Yunani Peras Uni Eropa Terkait Sanksi Rusia
29 Januari 2015PM baru Yunani Alexis Tsipras bergerak cepat. Beberapa jam setelah membentuk pemerintahan, secara tiba-tiba ia mulai memicu sengketa dengan 27 anggota Uni Eropa lainnya. Tsipras menolak menyepakati pernyataan kepala negara dan pemerintahan Uni Eropa bagi kemungkinan perluasan sanksi terhadap Rusia gara-gara konflik Ukraina.
Dipertanyakan, apakah ini kesalahan komunikasi dari politisi puncak pemula? Atau di belakang itu, tersembunyi sebuah strategi politik yang serius dari tokoh radikal kiri tersebut. Kedua hal itu sangat mengkhawatirkan.
Memang tidak tertutup kemungkinan, kepala pemerintahan baru di Athena itu belum terbiasa dengan proses penarikan kesepakatan darurat di seluruh 28 anggota Uni Eropa. Tapi, realitanya Alexis Tspiras menelpon petugas urusan luar negeri Uni Eropa, untuk menyampaikan keberatan pribadi terkait dugaan mengabaikan Yunani. Langkah Tsipras itu harus dipandang sebagai sebuah kalkulasi politik.
PM baru Yunani menggunakan pembatalan konsensus politik luar negeri yang selama ini berlaku sebagai tekanan, untuk kepentingan sendiri. Jika Uni Eropa tunduk pada tekanan Athena, untuk memenuhi tuntutan persyaratan lebih lunak bagi dana bantuan penyelamatan anggaran bernilai milyaran, barulah pemerintahan baru Yunani akan mendukung semua keputusan politik Uni Eropa.

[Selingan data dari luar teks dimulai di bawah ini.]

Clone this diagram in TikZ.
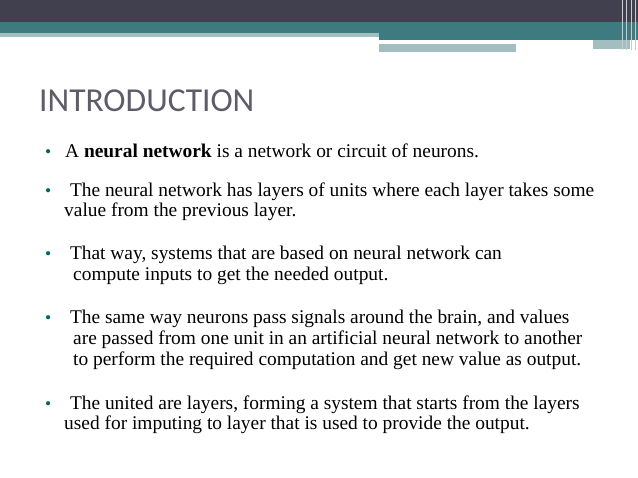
\documentclass[tikz,border=0pt]{standalone}
\usepackage{fontspec}
\setmainfont{Liberation Serif}
\newfontfamily\titlefont{Carlito}
\begin{document}
\begin{tikzpicture}[x=1pt,y=-1pt,
  txt/.style={anchor=base west,inner sep=0pt,font=\fontsize{19.4}{20}\selectfont},
  dot/.style={anchor=base west,inner sep=0pt,text=teal!70!cyan!60!black,font=\fontsize{17.5}{20}\selectfont}]
\definecolor{darkbar}{HTML}{40404F}
\definecolor{tealbar}{HTML}{3E7B80}
\definecolor{lightbar}{HTML}{A3BEC0}
\useasboundingbox[fill=white] (0,0) rectangle (638,478);
\fill[darkbar] (0,0) rectangle (638,22);
\fill[tealbar] (0,22) rectangle (638,33);
\fill[tealbar] (379,33) rectangle (638,40);
\fill[lightbar] (0,33) rectangle (379,37);
\fill[lightbar] (593,40) rectangle (630,49);
\fill[lightbar] (379,44) rectangle (516,52);
\foreach \x in {622,626,631,635} \draw[white!60!gray,line width=0.6] (\x,0) -- (\x,50);
\node[anchor=base west,inner sep=0pt,text=darkbar!85,font=\titlefont\fontsize{33.5}{34}\selectfont] (title) at (39,112) {INTRODUCTION};
\foreach \y/\n in {158/b1,197/b2,260/b3,324/b4,410/b5} \node[dot] (\n) at (45,\y) {•};
\node[txt] (t1) at (65,158) {A \textbf{neural network} is a network or circuit of neurons.};
\node[txt] (t2) at (65,197) {\ The neural network has layers of units where each layer takes some};
\node[txt] (t2b) at (64,217) {value from the previous layer.};
\node[txt] (t3) at (65,260) {\ That way, systems that are based on neural network can};
\node[txt] (t3b) at (73,281) {compute inputs to get the needed output.};
\node[txt] (t4) at (65,324) {\ The same way neurons pass signals around the brain, and values};
\node[txt] (t4b) at (73,345) {are passed from one unit in an artificial neural network to another};
\node[txt] (t4c) at (73,366) {to perform the required computation and get new value as output.};
\node[txt] (t5) at (65,410) {\ The united are layers, forming a system that starts from the layers};
\node[txt] (t5b) at (64,430) {used for imputing to layer that is used to provide the output.};
\end{tikzpicture}
\end{document}
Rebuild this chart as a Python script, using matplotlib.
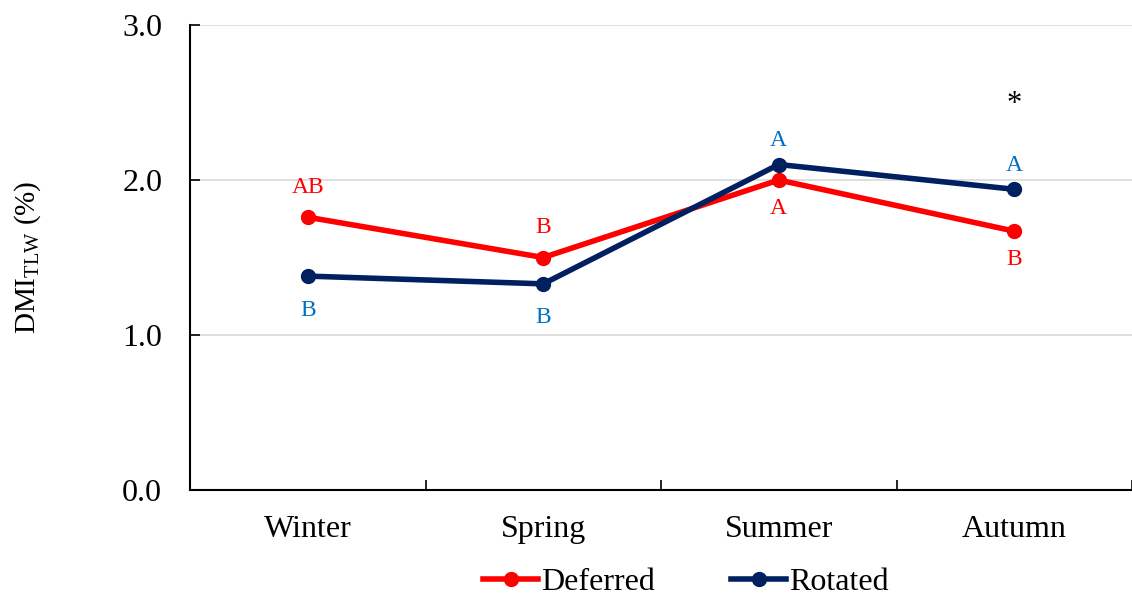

Diketahui, bukan hanya menyangkut sanksi, tapi juga dalam masalah perdagangan dan anggaran Uni Eropa diperlukan kesepakatan secara aklamasi. Dalam hal ini, terbuka potensi untuk melakukan pemerasan. Dengan keputusannya untuk membuat konflik ini publik, Tsipras memaksa negara anggota Uni Eropa lainnya untuk bertindak.
Dengan itu, PM baru Yunani mengirim sinyal kepada Rusia: betapa mudahnya memasang pasak pemecah belah tonggak persatuan Uni Eropa. Tsipras sejak masa kampanye sudah menekankan secara terbuka, bahwa ini menentang sanksi lebih ketat terhadap Rusia. Sebagian mitra aliansi partai kiri Syriza memang memiliki kedekatan dengan Moskow.
Salah satu kartu truf Uni Eropa selama ini dalam konflik dengan Rusia terkait krisis di Ukraina timur dan aneksasi semenanjung Krimea adalah penolakan secara aklamasi terhadap agresi Rusia. Pemerintah baru Yunani membatalkan konsensus itu, dan dapat menjerumuskan Uni Eropa pada krisis politik berat.
Harus diakui, di dalam Uni Eropa berulangkali terjadi pemerasan politik dalam penerapan kepentingan ekonomi. Tapi masalah yang dipicu Alexis Tsipras berbeda. Yunani berada dalam kondisi ekonomi amat buruk dan tidak memiliki "konco" di Uni Eropa. Tsipras juga bersikap tidak elegan dan tidak profesional.
Semua tahu, Yunani perlu Uni Eropa. Di sini hanya diperlukan upaya untuk mencapai konsensus dan harmoni. Paling lambat dalam pertemuan puncak dua minggu mendatang, kepala negara dan pemerintahan anggota Uni Eropa lainnya harus menunjukkan kepada tokoh revolusi berlagak tengik dari Athena itu, siapa yang memegang palu penentu keputusan.